(Entries with chart source code)

***

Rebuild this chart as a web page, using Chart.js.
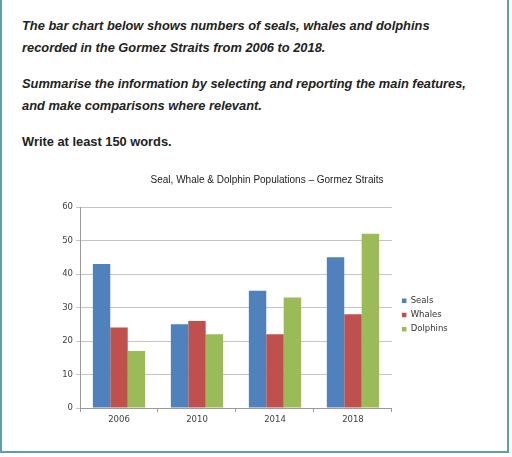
<!DOCTYPE html>
<html>
<head>
<meta charset="utf-8">
<script src="https://cdn.jsdelivr.net/npm/chart.js@4.4.1/dist/chart.umd.min.js"></script>
<style>
html, body { margin: 0; padding: 0; background: #fff; }
body { width: 512px; height: 457px; position: relative; overflow: hidden; }
#frame { position: absolute; left: 0; top: -4px; width: 509px; height: 457px; box-sizing: border-box;
  border: 2px solid #5f9cb8; border-top: none; }
.task { position: absolute; left: 22px; font: italic bold 12.85px "Liberation Sans", Arial, sans-serif;
  color: #222; line-height: 22px; white-space: nowrap; }
.plain { font-style: normal; }
#chart { position: absolute; left: 0; top: 165px; }
</style>
</head>
<body>
<div id="frame"></div>
<div class="task" style="top:15px">The bar chart below shows numbers of seals, whales and dolphins</div>
<div class="task" style="top:37px">recorded in the Gormez Straits from 2006 to 2018.</div>
<div class="task" style="top:73px">Summarise the information by selecting and reporting the main features,</div>
<div class="task" style="top:95px">and make comparisons where relevant.</div>
<div class="task plain" style="top:131px">Write at least 150 words.</div>
<canvas id="chart" width="512" height="290"></canvas>
<script>
const years = ['2006', '2010', '2014', '2018'];
const seals = [43, 25, 35, 45];
const whales = [24, 26, 22, 28];
const dolphins = [17, 22, 33, 52];
const yTicks = [0, 10, 20, 30, 40, 50, 60];

const tickFont = { family: '"DejaVu Sans", sans-serif', size: 8.5 };
const axisGray = '#9a9a9a';

// empty axes used only as spacers around the legend
const spacer = (width, weight) => ({
    type: 'linear',
    position: 'right',
    display: true,
    weight: weight,
    grid: { display: false },
    border: { display: false },
    ticks: { display: false },
    afterFit: (scale) => { scale.width = width; }
});

const ctx = document.getElementById('chart').getContext('2d');
new Chart(ctx, {
    type: 'bar',
    data: {
        labels: years,
        datasets: [
            { label: 'Seals', data: seals, backgroundColor: '#4f81bd' },
            { label: 'Whales', data: whales, backgroundColor: '#c0504d' },
            { label: 'Dolphins', data: dolphins, backgroundColor: '#9bbb59' }
        ]
    },
    options: {
        responsive: false,
        animation: false,
        categoryPercentage: 0.67,
        barPercentage: 1.0,
        layout: { padding: { left: 60, right: 38, top: 0, bottom: 17 } },
        plugins: {
            title: {
                display: true,
                text: 'Seal, Whale & Dolphin Populations \u2013 Gormez Straits',
                color: '#222',
                font: { family: '"Liberation Sans", Arial, sans-serif', size: 10, weight: 'normal' },
                padding: { top: 9, bottom: 21 }
            },
            legend: {
                position: 'right',
                fullSize: false,
                align: 'center',
                title: { display: true, text: '', font: { size: 15, lineHeight: 1 }, padding: 0 },
                labels: {
                    boxWidth: 4.5,
                    boxHeight: 4.5,
                    padding: 5.7,
                    color: '#333',
                    font: tickFont
                }
            },
            tooltip: { enabled: false }
        },
        scales: {
            x: {
                grid: { drawOnChartArea: false, tickLength: 4, color: axisGray },
                border: { color: axisGray },
                ticks: { color: '#404040', font: tickFont, padding: 3 },
                afterFit: (scale) => { scale.height = 30; }
            },
            y: {
                min: yTicks[0],
                max: yTicks[yTicks.length - 1],
                ticks: { stepSize: 10, color: '#404040', font: tickFont, padding: 3 },
                grid: { color: '#c4c4c4', tickLength: 4 },
                border: { color: axisGray },
                afterFit: (scale) => { scale.width = 20; }
            },
            gapIn: spacer(4.3, 0),
            gapOut: spacer(26, 2000)
        }
    }
});
</script>
</body>
</html>
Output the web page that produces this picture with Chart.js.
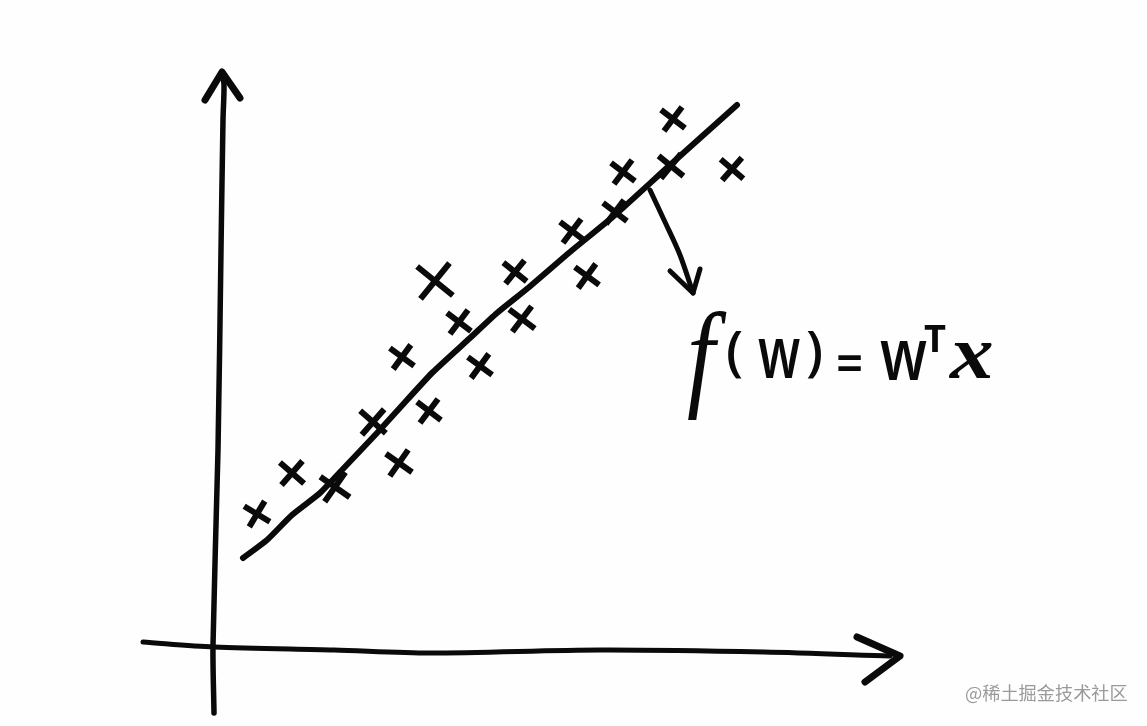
<!DOCTYPE html>
<html>
<head>
<meta charset="utf-8">
<script src="https://cdn.jsdelivr.net/npm/chart.js@4"></script>
<style>
html, body { margin: 0; padding: 0; background: #fefefe; }
canvas { display: block; }
</style>
</head>
<body>
<canvas id="c" width="1147" height="726"></canvas>
<script>
// values are measured from the hand drawn origin, where the two axes cross
var pointX = [43, 78, 121, 159, 185, 215, 188, 245, 266, 221, 308, 301, 373, 358, 401, 409, 457, 459, 518];
var pointY = [131, 172, 158, 223, 182, 234, 288, 323, 279, 364, 326, 373, 369, 414, 433, 473, 479, 526, 476];
var pointSize = [15, 16, 18, 17, 16, 15, 15, 15, 15, 23, 16, 15, 15, 15, 15, 15, 16, 15, 15];
var pointTilt = [-14, -4, -10, -4, -10, -8, -9, -8, -9, -6, -8, -6, -9, -8, -8, -8, -6, -8, -4];

var fitX = [29, 53, 78, 106, 128, 163, 193, 219, 256, 283, 314, 356, 401, 456, 523];
var fitY = [87, 105, 130, 152, 175, 212, 245, 273, 307, 332, 357, 393, 430, 480, 540];

var yAxisX = [0, -1, 4, 7, 9, 10, 8];
var yAxisY = [-68, 0, 195, 395, 525, 560, 573];
var yHeadX = [-9, 8, 26];
var yHeadY = [545, 573, 547];

var xAxisX = [-71, 0, 120, 216, 386, 550, 676];
var xAxisY = [3, -2, -5, -8, -5, -7, -11];
var xHeadX = [643, 686, 651];
var xHeadY = [8, -11, -37];

var noteX = [436, 451, 466, 479];
var noteY = [455, 423, 390, 352];
var noteHeadX = [456, 479, 486];
var noteHeadY = [374, 352, 376];

var ink = '#0a0a0a';

function stroke(xs, ys, width, tension) {
  return {
    type: 'line',
    data: xs.map(function (x, i) { return { x: x, y: ys[i] }; }),
    borderColor: ink,
    borderWidth: width,
    borderCapStyle: 'round',
    borderJoinStyle: 'round',
    tension: tension,
    pointRadius: 0,
    fill: false
  };
}

// formula pieces, placed in the same units as the data
var formula = [
  { text: 'f', x: 473, y: 250, sx: 0.85, font: 'italic 400 118px "Liberation Serif"' },
  { text: '(', x: 512, y: 275, sx: 1, font: '600 54px "Open Sans"' },
  { text: 'w', x: 544, y: 267, sx: 0.72, font: '600 72px "Open Sans"' },
  { text: ')', x: 592, y: 275, sx: 1, font: '600 54px "Open Sans"' },
  { text: '=', x: 622, y: 262, sx: 0.85, font: '600 56px "Open Sans"' },
  { text: 'w', x: 666, y: 265, sx: 0.8, font: '600 72px "Open Sans"' },
  { text: 'T', x: 710, y: 293, sx: 1, font: '700 38px "Open Sans"' },
  { text: 'x', x: 736, y: 267, sx: 1.15, font: 'italic 700 76px "Liberation Serif"' }
];
var watermark = '@稀土掘金技术社区';

var handText = {
  id: 'handText',
  afterDatasetsDraw: function (chart) {
    var c = chart.ctx, sx = chart.scales.x, sy = chart.scales.y;
    c.save();
    c.fillStyle = ink;
    c.textBaseline = 'alphabetic';
    formula.forEach(function (p) {
      c.save();
      c.translate(sx.getPixelForValue(p.x), sy.getPixelForValue(p.y));
      c.scale(p.sx, 1);
      c.font = p.font;
      c.fillText(p.text, 0, 0);
      c.restore();
    });
    c.font = '18.2px "Noto Sans CJK SC"';
    c.fillStyle = '#9a9a9a';
    c.fillText(watermark, sx.getPixelForValue(751), sy.getPixelForValue(-55));
    c.restore();
  }
};

new Chart(document.getElementById('c'), {
  type: 'scatter',
  data: {
    datasets: [
      stroke(yAxisX, yAxisY, 5.5, 0.3),
      stroke(yHeadX, yHeadY, 7, 0),
      stroke(xAxisX, xAxisY, 5, 0.3),
      stroke(xHeadX, xHeadY, 7, 0),
      stroke(fitX, fitY, 6, 0.2),
      stroke(noteX, noteY, 5, 0.3),
      stroke(noteHeadX, noteHeadY, 5, 0),
      {
        data: pointX.map(function (x, i) { return { x: x, y: pointY[i] }; }),
        pointStyle: 'crossRot',
        pointRadius: pointSize,
        pointRotation: pointTilt,
        pointBorderColor: ink,
        pointBorderWidth: 6,
        showLine: false
      }
    ]
  },
  options: {
    responsive: false,
    animation: false,
    layout: { padding: 0, autoPadding: false },
    plugins: { legend: { display: false }, tooltip: { enabled: false } },
    scales: {
      x: { type: 'linear', display: false, min: -214, max: 933 },
      y: { type: 'linear', display: false, min: -81, max: 645 }
    }
  },
  plugins: [handText]
});
</script>
</body>
</html>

***

**JOB**
Report how many lines in the listing include the word "page". Give nothing but the count.

**ANSWER TO THIS TASK**
2